Quand les diplomates américains décrivent les Algériens comme des "analphabètes trilingues"
Yazid Slimani
WikiLeaks a achevé la publication des câbles diplomatiques américains concernant l’Algérie. Les plus "croustillants" ont fait l’objet de nombreuses reprises et commentaires dans les médias. D’autres sont passés plus discrètement, alors qu’ils en disent beaucoup sur la politique étrangère américaine à l’égard de notre pays. Les États‑Unis cherchent depuis plusieurs années à être plus présents économiquement en Algérie. Ils sont encore largement devancés par la France qui jouit d’une proximité géographique, historique, culturelle et surtout linguistique avec nous. Mais les Américains ne s’avouent pas vaincus. Ainsi, un câble daté du 16 octobre 2008 montre qu’ils comptent agir sur le plan linguistique pour se rapprocher des acteurs économiques du pays.
Dans ce câble, l’ambassade américaine à Alger dresse le bilan catastrophique mais réaliste de la politique algérienne en matière de pratique et d’apprentissage des langues. L’arabisation voulue après l’indépendance a formé une génération, « surtout les moins de 40 ans », d’« analphabètes trilingues », reprenant ainsi le constat de nombreux experts nationaux. « L’école algérienne produit aujourd’hui des diplômés qui doivent réapprendre des matières comme l’ingénierie, les sciences ou le commerce, en français pour trouver un emploi en Algérie ou à l’étranger », est‑il écrit.
« Les 20‑40 ans parlent un mélange confus de français, d’arabe et de berbère qu’un des plus importants chefs d’entreprise a qualifié "d’inutile" », ajoute la diplomatie américaine dans ce câble. D’autres chefs d’entreprises reçus par l’ambassadeur ont décrit ces jeunes comme « une génération perdue » de travailleurs. Parmi eux, Mohamed Hakem, responsable marketing et communication du groupe ETRHB Haddad, qui affirme qu’il faut un à deux ans pour rééduquer un diplômé algérien et que ce problème de langue isole la jeunesse algérienne et la rend plus vulnérable à l’idéologie extrémiste.
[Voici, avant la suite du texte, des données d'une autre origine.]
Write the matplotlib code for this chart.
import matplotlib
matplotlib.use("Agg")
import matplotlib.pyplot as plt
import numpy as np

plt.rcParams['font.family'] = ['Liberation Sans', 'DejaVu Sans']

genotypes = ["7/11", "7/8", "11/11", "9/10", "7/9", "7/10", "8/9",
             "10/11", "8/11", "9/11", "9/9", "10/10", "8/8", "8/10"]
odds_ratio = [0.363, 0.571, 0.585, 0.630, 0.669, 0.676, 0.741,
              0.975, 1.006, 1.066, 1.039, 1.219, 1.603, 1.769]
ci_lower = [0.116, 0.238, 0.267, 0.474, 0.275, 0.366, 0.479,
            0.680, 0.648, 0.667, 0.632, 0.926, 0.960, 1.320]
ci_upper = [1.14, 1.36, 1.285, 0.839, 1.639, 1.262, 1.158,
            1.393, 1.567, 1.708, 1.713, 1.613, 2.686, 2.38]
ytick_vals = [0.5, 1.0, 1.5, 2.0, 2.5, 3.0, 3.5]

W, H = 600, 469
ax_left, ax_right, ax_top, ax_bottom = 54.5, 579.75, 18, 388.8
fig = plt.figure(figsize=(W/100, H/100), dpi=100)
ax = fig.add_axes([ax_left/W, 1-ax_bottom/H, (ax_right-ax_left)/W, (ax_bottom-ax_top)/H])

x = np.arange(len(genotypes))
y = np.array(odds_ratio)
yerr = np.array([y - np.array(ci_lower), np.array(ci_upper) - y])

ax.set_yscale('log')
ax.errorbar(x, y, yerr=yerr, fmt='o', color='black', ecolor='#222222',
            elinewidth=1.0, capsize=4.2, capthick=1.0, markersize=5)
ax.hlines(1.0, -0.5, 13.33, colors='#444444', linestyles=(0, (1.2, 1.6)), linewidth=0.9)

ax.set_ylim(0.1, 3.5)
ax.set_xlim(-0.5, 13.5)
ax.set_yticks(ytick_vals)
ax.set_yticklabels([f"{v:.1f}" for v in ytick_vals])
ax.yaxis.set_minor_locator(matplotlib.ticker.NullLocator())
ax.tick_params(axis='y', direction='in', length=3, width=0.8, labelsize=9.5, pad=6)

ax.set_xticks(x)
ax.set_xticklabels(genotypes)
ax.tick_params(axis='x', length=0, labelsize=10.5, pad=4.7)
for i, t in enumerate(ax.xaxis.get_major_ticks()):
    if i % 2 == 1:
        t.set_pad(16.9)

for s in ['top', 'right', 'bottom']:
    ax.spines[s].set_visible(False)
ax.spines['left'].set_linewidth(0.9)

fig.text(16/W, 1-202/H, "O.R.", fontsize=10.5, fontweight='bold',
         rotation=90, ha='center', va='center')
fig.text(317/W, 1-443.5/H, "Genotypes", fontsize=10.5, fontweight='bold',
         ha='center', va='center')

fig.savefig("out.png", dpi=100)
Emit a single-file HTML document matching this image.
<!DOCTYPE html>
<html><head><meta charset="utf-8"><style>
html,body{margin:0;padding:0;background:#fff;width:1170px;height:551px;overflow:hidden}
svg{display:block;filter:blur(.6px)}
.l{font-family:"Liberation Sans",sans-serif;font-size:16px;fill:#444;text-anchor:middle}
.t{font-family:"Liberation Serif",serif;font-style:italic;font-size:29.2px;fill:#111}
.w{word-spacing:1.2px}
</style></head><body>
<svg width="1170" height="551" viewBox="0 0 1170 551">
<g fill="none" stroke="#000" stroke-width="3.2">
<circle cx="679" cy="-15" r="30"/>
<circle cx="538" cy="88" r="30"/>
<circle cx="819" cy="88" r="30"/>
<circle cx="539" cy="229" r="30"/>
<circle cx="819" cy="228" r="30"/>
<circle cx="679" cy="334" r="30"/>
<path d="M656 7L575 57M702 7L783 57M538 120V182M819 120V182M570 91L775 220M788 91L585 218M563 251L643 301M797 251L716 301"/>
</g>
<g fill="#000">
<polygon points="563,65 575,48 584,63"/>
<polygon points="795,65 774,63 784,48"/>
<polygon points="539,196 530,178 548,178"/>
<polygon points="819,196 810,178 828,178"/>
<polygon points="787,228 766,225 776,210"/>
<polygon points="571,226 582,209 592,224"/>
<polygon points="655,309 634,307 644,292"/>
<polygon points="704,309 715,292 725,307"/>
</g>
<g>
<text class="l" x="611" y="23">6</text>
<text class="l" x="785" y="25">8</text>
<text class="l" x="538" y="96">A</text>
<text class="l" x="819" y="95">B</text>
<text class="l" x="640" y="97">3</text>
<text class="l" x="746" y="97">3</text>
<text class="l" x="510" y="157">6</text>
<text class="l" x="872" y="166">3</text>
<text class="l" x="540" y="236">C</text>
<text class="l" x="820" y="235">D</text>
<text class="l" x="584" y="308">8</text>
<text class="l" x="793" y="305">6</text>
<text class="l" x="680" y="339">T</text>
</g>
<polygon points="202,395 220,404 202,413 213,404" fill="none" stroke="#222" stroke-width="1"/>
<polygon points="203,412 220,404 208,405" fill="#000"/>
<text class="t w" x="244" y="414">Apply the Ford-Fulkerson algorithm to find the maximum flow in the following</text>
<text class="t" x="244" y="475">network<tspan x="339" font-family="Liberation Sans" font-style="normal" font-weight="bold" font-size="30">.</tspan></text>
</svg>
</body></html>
Plusieurs responsables algériens, dont le président de l’APN, Abdelaziz Ziari, ont ainsi fait part aux Américains de la volonté des autorités de développer la place de l’anglais dans le pays. Une langue neutre, sans le poids du passé, qui permettrait de contrer l’échec de la politique d’arabisation. Le directeur de la coopération au ministère de l’enseignement supérieur a ainsi évoqué avec l’ambassadeur américain de l’époque, David Pearce, la nécessité d’un « plan Marshall pour l’anglais ».